Extract every line that includes the string "this".

_MATERIAL TO PROCESS:_
* * * * * * *

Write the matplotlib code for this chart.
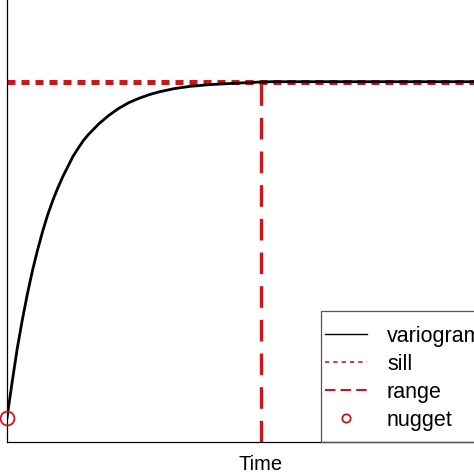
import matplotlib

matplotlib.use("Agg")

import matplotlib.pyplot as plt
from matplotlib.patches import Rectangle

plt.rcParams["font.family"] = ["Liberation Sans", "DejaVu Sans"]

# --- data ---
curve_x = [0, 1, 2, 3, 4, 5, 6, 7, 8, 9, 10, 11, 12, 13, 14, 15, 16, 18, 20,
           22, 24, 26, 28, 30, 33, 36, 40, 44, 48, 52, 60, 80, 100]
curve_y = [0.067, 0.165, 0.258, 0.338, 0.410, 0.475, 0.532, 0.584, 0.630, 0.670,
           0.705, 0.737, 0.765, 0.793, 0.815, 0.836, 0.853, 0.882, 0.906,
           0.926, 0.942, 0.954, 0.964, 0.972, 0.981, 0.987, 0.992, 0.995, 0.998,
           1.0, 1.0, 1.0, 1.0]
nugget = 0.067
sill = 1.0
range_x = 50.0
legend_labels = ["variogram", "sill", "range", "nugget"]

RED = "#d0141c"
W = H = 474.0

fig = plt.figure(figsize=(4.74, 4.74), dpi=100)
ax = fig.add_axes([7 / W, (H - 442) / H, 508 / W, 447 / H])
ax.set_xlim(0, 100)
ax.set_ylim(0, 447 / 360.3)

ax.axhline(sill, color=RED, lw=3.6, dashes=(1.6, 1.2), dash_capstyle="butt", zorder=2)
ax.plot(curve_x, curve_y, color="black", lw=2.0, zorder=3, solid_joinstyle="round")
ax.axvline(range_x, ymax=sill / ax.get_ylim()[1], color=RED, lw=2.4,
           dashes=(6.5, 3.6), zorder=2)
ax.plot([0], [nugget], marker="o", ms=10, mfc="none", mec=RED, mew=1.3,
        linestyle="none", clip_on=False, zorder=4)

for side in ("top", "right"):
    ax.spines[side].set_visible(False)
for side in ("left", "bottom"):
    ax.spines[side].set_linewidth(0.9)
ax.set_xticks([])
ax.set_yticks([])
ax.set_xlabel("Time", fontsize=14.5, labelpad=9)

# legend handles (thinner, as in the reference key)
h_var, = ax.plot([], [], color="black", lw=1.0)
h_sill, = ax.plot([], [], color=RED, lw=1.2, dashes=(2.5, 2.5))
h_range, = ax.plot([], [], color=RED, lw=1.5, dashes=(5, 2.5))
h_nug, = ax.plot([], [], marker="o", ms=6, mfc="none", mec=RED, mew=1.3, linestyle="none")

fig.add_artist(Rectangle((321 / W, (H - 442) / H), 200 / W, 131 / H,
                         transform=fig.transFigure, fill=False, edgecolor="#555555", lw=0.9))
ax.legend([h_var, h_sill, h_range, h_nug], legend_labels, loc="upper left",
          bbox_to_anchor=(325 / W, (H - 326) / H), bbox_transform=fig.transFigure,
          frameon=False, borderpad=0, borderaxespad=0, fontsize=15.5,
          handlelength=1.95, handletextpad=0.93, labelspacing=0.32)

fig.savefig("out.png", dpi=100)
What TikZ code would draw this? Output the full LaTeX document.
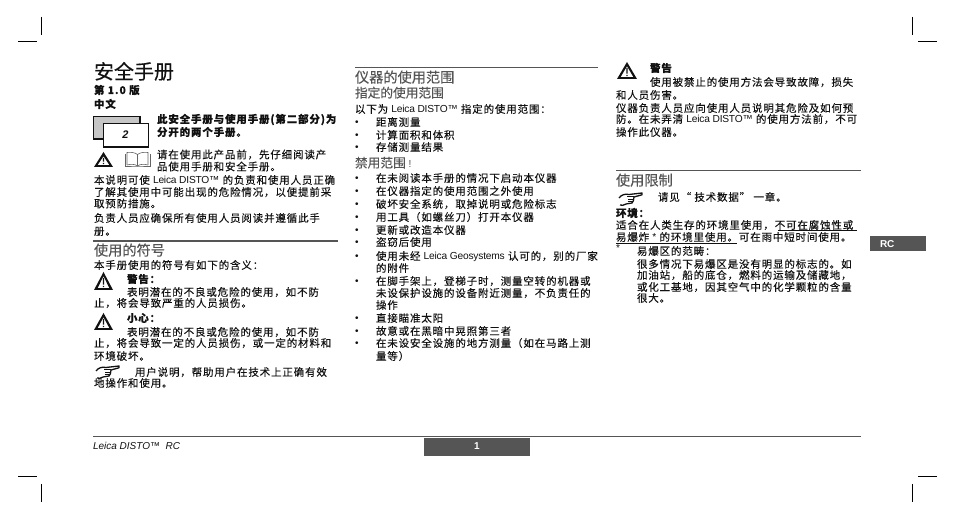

* * * * * * *

_RESPONSE:_
Write the matplotlib code for this chart.
What TikZ code would draw this? Output the full LaTeX document.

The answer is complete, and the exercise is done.